Slang Part 1: Parsing a C# Subset into the CodeDOM

honey the codewitch

4.43/5 (8 votes)

Dec 4, 2019

MIT

6 min read

9953

164

An initial look at a tool to dramatically simplify language agnostic code generation using the CodeDOM

Download source - 501.4 KB

Introduction

This is the first part in a series in which we're going to be building a tool to generate language independent source code from a subset of C# source code. We're not quite there yet by the end, but we've got to start somewhere. We're going to start with the front-end of the tool - the parsing.

Background

We'll be using Microsoft's CodeDOM to represent the parse tree we get from parsing the document. The CodeDOM is a boon for code generation tools, providing for formatted output of generated code in any .NET language for which a CodeDOM provider exists. With the "stock" distribution of .NET, there is C# and VB but there are nuget packages for other languages.

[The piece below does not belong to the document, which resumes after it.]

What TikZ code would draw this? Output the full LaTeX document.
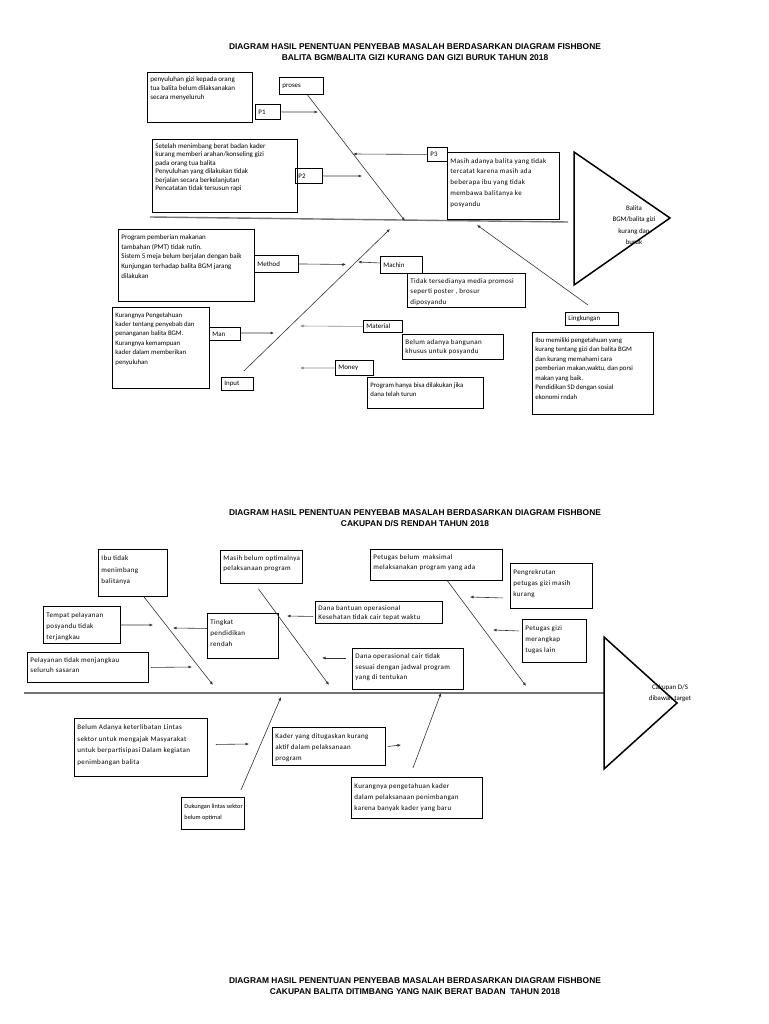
\documentclass[tikz,border=0pt]{standalone}
\usepackage{fontspec}
\setmainfont{Carlito}
\newfontfamily\titlefont{Liberation Sans}
\newfontfamily\spf[LetterSpace=5]{Carlito}
\usetikzlibrary{arrows.meta}
\newcommand\bt[5]{\parbox[c][\dimexpr#2pt-6pt\relax][t]{\dimexpr#1pt-6pt\relax}{\fontsize{#3}{#4}\selectfont\begin{tabular}[t]{@{}l@{}}#5\end{tabular}}}
\newcommand\bts[5]{\parbox[c][\dimexpr#2pt-6pt\relax][t]{\dimexpr#1pt-6pt\relax}{\spf\fontsize{#3}{#4}\selectfont\begin{tabular}[t]{@{}l@{}}#5\end{tabular}}}
\newcommand\lb[3]{\parbox[c][\dimexpr#2pt-6pt\relax][c]{\dimexpr#1pt-6pt\relax}{\fontsize{6.9}{9}\selectfont #3}}
\tikzset{
 bx/.style={draw=black, line width=0.9pt, inner sep=3pt, anchor=north west},
 arr/.style={draw=black!80, line width=0.6pt, -{Latex[length=3.5pt,width=3pt]}},
 garr/.style={draw=black!45, line width=0.6pt, -{Latex[length=3.5pt,width=3pt]}},
 spine/.style={draw=black!55, line width=1.4pt},
 tri/.style={draw=black, line width=1.5pt},
 ttl/.style={font=\titlefont\bfseries\fontsize{8.4}{11}\selectfont, align=center},
 tritext/.style={font=\fontsize{6.9}{11.5}\selectfont, align=center}
}
\begin{document}
\begin{tikzpicture}[x=1pt,y=-1pt]
\useasboundingbox[fill=white] (0,0) rectangle (768,1024);

% ---------- titles ----------
\node[ttl] (t1) at (415,52.5) {DIAGRAM HASIL PENENTUAN PENYEBAB MASALAH BERDASARKAN DIAGRAM FISHBONE\\BALITA BGM/BALITA GIZI KURANG DAN GIZI BURUK TAHUN 2018};
\node[ttl] (t2) at (415,518) {DIAGRAM HASIL PENENTUAN PENYEBAB MASALAH BERDASARKAN DIAGRAM FISHBONE\\CAKUPAN D/S RENDAH TAHUN 2018};
\node[ttl] (t3) at (415,986.5) {DIAGRAM HASIL PENENTUAN PENYEBAB MASALAH BERDASARKAN DIAGRAM FISHBONE\\CAKUPAN BALITA DITIMBANG YANG NAIK BERAT BADAN\ \ TAHUN 2018};

% ---------- top fishbone ----------
\coordinate (sA) at (150,217);
\coordinate (sB) at (568,222);
\draw[spine] (sA) -- (sB);
\draw[tri] (574,152) coordinate (h1) -- (670,218) coordinate (h2) -- (574,285) coordinate (h3) -- cycle;
\node[tritext] (head1) at (634,225) {Balita\\BGM/balita gizi\\kurang dan\\buruk};

\node[bx] (b1) at (147,72) {\bt{105}{50}{7}{9}{penyuluhan gizi kepada orang\\tua balita belum dilaksanakan\\secara menyeluruh}};
\node[bx] (proses) at (279,77) {\lb{44}{17}{proses}};
\node[bx] (P1) at (255,104) {\lb{25}{15}{P1}};
\node[bx] (b2) at (152,139) {\bt{145}{73}{7}{8.5}{Setelah menimbang berat badan kader\\kurang memberi arahan/konseling gizi\\pada orang tua balita\\Penyuluhan yang dilakukan tidak\\berjalan secara berkelanjutan\\Pencatatan tidak tersusun rapi}};
\node[bx] (P2) at (295,168) {\lb{27}{15}{P2}};
\node[bx] (P3) at (427,147) {\lb{20}{14}{P3}};
\node[bx] (b3) at (447,152) {\bts{112}{67}{7}{10.8}{Masih adanya balita yang tidak\\tercatat karena masih ada\\beberapa ibu yang tidak\\membawa balitanya ke\\posyandu}};

\node[bx] (b4) at (118,229) {\bt{136}{72}{7}{9.8}{Program pemberian makanan\\tambahan (PMT) tidak rutin.\\Sistem 5 meja belum berjalan dengan baik\\Kunjungan terhadap balita BGM jarang\\dilakukan}};
\node[bx] (method) at (254,255) {\lb{44}{17}{Method}};
\node[bx] (machin) at (380,256) {\lb{42}{17}{Machin}};
\node[bx] (b5) at (407,273) {\bts{118}{34}{7}{10.3}{Tidak tersedianya media promosi\\seperti poster , brosur\\diposyandu}};
\node[bx] (b6) at (112,307) {\bt{97}{81}{6.8}{9.4}{Kurangnya Pengetahuan\\kader tentang penyebab dan\\penanganan balita BGM.\\Kurangnya kemampuan\\kader dalam memberikan\\penyuluhan}};
\node[bx] (man) at (209,327) {\lb{31}{13}{Man}};
\node[bx] (material) at (363,320) {\lb{39}{12}{Material}};
\node[bx] (b7) at (402,334) {\bts{101}{25}{7}{9.5}{Belum adanya bangunan\\khusus untuk posyandu}};
\node[bx] (money) at (335,360) {\lb{38}{15}{Money}};
\node[bx] (input) at (221,377) {\lb{32}{13}{Input}};
\node[bx] (b8) at (367,377) {\bt{116}{31}{6.8}{9.5}{Program hanya bisa dilakukan jika\\dana telah turun}};
\node[bx] (lingk) at (565,312) {\lb{53}{13}{Lingkungan}};
\node[bx] (b9) at (532,332) {\bt{121}{82}{6.8}{9.5}{Ibu memiliki pengetahuan yang\\kurang tentang gizi dan balita BGM\\dan kurang memahami cara\\pemberian makan,waktu, dan porsi\\makan yang baik.\\Pendidikan SD dengan sosial\\ekonomi rndah}};

% bones top
\coordinate (e1) at (405,221);
\coordinate (e2) at (390,229);
\coordinate (e3) at (477,225);
\draw[arr] ([xshift=6pt]proses.south) -- (e1);
\draw[arr] ([yshift=6pt,xshift=-10pt]input.north east) -- (e2);
\draw[arr] ([xshift=-4pt,yshift=7pt]lingk.north) -- (e3);
\coordinate (a1) at (318,112);
\coordinate (a2) at (362,176);
\coordinate (a3) at (353,154);
\coordinate (a4) at (346,264.5);
\coordinate (a5) at (358,262);
\coordinate (a6) at (274,333);
\coordinate (a7) at (300,326);
\coordinate (a8) at (300,368);
\draw[arr] (P1.east) -- (a1);
\draw[arr] (P2.east) -- (a2);
\draw[arr] (P3.west) -- (a3);
\draw[arr] (method.east) -- (a4);
\draw[arr] ([yshift=2pt]machin.west) -- (a5);
\draw[arr] ([yshift=1pt]man.east) -- (a6);
\draw[garr] (material.west) -- (a7);
\draw[garr] (money.west) -- (a8);

% ---------- bottom fishbone ----------
\coordinate (sC) at (24,693);
\coordinate (sD) at (604,693);
\draw[spine] (sC) -- (sD);
\draw[tri] (604,637) coordinate (h4) -- (677,703) coordinate (h5) -- (604,769) coordinate (h6) -- cycle;
\node[tritext] (head2) at (670,693) {Cakupan D/S\\dibawah target};

\node[bx] (c1) at (98,549) {\bts{69}{47}{7}{11.5}{Ibu tidak\\menimbang\\balitanya}};
\node[bx] (c2) at (43,606) {\bts{77}{37}{7}{11}{Tempat pelayanan\\posyandu tidak\\terjangkau}};
\node[bx] (c3) at (27,652) {\bts{121}{30}{7}{10}{Pelayanan tidak menjangkau\\seluruh sasaran}};
\node[bx] (c4) at (207,613) {\bts{71}{45}{7}{11}{Tingkat\\pendidikan\\rendah}};
\node[bx] (c5) at (220,550) {\bts{82}{33}{7}{10}{Masih belum optimalnya\\pelaksanaan program}};
\node[bx] (c6) at (315,601) {\bts{127}{22}{7}{9}{Dana bantuan operasional\\Kesehatan tidak cair tepat waktu}};
\node[bx] (c7) at (352,648) {\bts{111}{41}{7}{10.5}{Dana operasional cair tidak\\sesuai dengan jadwal program\\yang di tentukan}};
\node[bx] (c8) at (370,549) {\bts{132}{31}{7}{10}{Petugas belum\ \ maksimal\\melaksanakan program yang ada}};
\node[bx] (c9) at (510,563) {\bts{82}{45}{7}{11}{Pengrekrutan\\petugas gizi masih\\kurang}};
\node[bx] (c10) at (522,619) {\bts{64}{43}{7}{11}{Petugas gizi\\merangkap\\tugas lain}};
\node[bx] (c12) at (74,718) {\bts{133}{58}{7}{11.5}{Belum Adanya keterlibatan Lintas\\sektor untuk mengajak Masyarakat\\untuk berpartisipasi Dalam kegiatan\\penimbangan balita}};
\node[bx] (c13) at (181,797) {\bt{63}{32}{6.3}{11}{Dukungan lintas sektor\\belum optimal}};
\node[bx] (c14) at (272,727) {\bts{113}{38}{7}{11}{Kader yang ditugaskan kurang\\aktif dalam pelaksanaan\\program}};
\node[bx] (c15) at (351,777) {\bts{131}{41}{7}{11}{Kurangnya pengetahuan kader\\dalam pelaksanaan penimbangan\\karena banyak kader yang baru}};

% bones bottom
\coordinate (f1) at (213,685);
\coordinate (f2) at (329,685);
\coordinate (f3) at (526,686);
\coordinate (f4) at (281,697);
\coordinate (f5) at (441,693);
\draw[arr] ([xshift=11pt]c1.south) -- (f1);
\draw[arr] ([xshift=-3pt,yshift=-5pt]c5.south) -- (f2);
\draw[arr] ([xshift=11pt]c8.south) -- (f3);
\draw[arr] ([xshift=28pt,yshift=7pt]c13.north) -- (f4);
\draw[arr] ([xshift=-4pt,yshift=9pt]c15.north) -- (f5);
\coordinate (g1) at (153,625);
\coordinate (g2) at (192,667);
\coordinate (g3) at (173,628);
\coordinate (g4) at (287,616);
\coordinate (g5) at (322,658);
\coordinate (g6) at (470,597);
\coordinate (g7) at (493,630);
\coordinate (g8) at (249,744);
\coordinate (g9) at (401,745);
\draw[arr] (c2.east) -- (g1);
\draw[arr] ([xshift=2pt]c3.east) -- (g2);
\draw[arr] ([yshift=7.5pt]c4.west) -- (g3);
\draw[arr] ([xshift=-2pt,yshift=-4pt]c6.west) -- (g4);
\draw[arr] ([xshift=-6pt,yshift=-10pt]c7.north west) -- (g5);
\draw[arr] ([xshift=-7pt,yshift=-12pt]c9.west) -- (g6);
\draw[arr] ([xshift=-3pt,yshift=10pt]c10.west) -- (g7);
\draw[arr] ([xshift=8pt,yshift=3pt]c12.east) -- (g8);
\draw[arr] ([xshift=2pt]c14.east) -- (g9);
\end{tikzpicture}
\end{document}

Unfortunately, using it is a headache we really don't need. The object model is verbose, poorly documented, and just clunky. For example, it doesn't even use generic collections, and the "typed" collections it offers are haphazard. You need code like:

var expr = new CodeFieldReferenceExpression(new CodeThisReferenceExpression(),"_state");

just to render this code (in C#):

this._state

That is just it's own little nightmare.

We'd much rather simply use:

var expr=SlangParser.ParseExpression("this._state");

To get the same thing, no? This article is a huge step in that direction.

Using this Mess

This bit is easy. The demo program takes its own program file and converts it to VB. What's harder is learning which subset of C# is supported. I haven't written a grammar for that yet. The rule of thumb is, if there isn't a CodeDOM object for it, it can't be represented using Slang. This means a lot of operators like ++ and += are off the table as is using type aliasing, nested namespaces, readonly modifiers on fields, etc. Still, even with all these limitations, this is so much improvement over using the CodeDOM directly. Also comments are currently stripped from the output, and line pragmas cannot be parsed as this is a preliminary release. There may be bugs as well. YMMV

using System;
using System.Collections.Generic;
using Slang;
namespace SlangDemo
{
    class Program
    {
        static void Main(string[] args)
        {
            Console.WriteLine(CodeDomUtility.ToString
             (SlangParser.ReadCompileUnitFrom("..\\..\\Program.cs"),"vb"));
        }
    }
}

Outputs:

'------------------------------------------------------------------------------
' <auto-generated>
'     This code was generated by a tool.
'     Runtime Version:4.0.30319.42000
'
'     Changes to this file may cause incorrect behavior and will be lost if
'     the code is regenerated.
' </auto-generated>
'------------------------------------------------------------------------------

Option Strict Off
Option Explicit On

Imports Slang
Imports System
Imports System.Collections.Generic

Namespace SlangDemo
    Friend Class Program
        Public Shared Sub Main()
            Console.WriteLine(CodeDomUtility.ToString_
             (SlangParser.ReadCompileUnitFrom("..\..\Program.cs"), "vb"))
        End Sub
    End Class
End Namespace

All it's doing is using CodeDomUtility to render the CodeDOM objects it got back from ReadCompileUnitFrom()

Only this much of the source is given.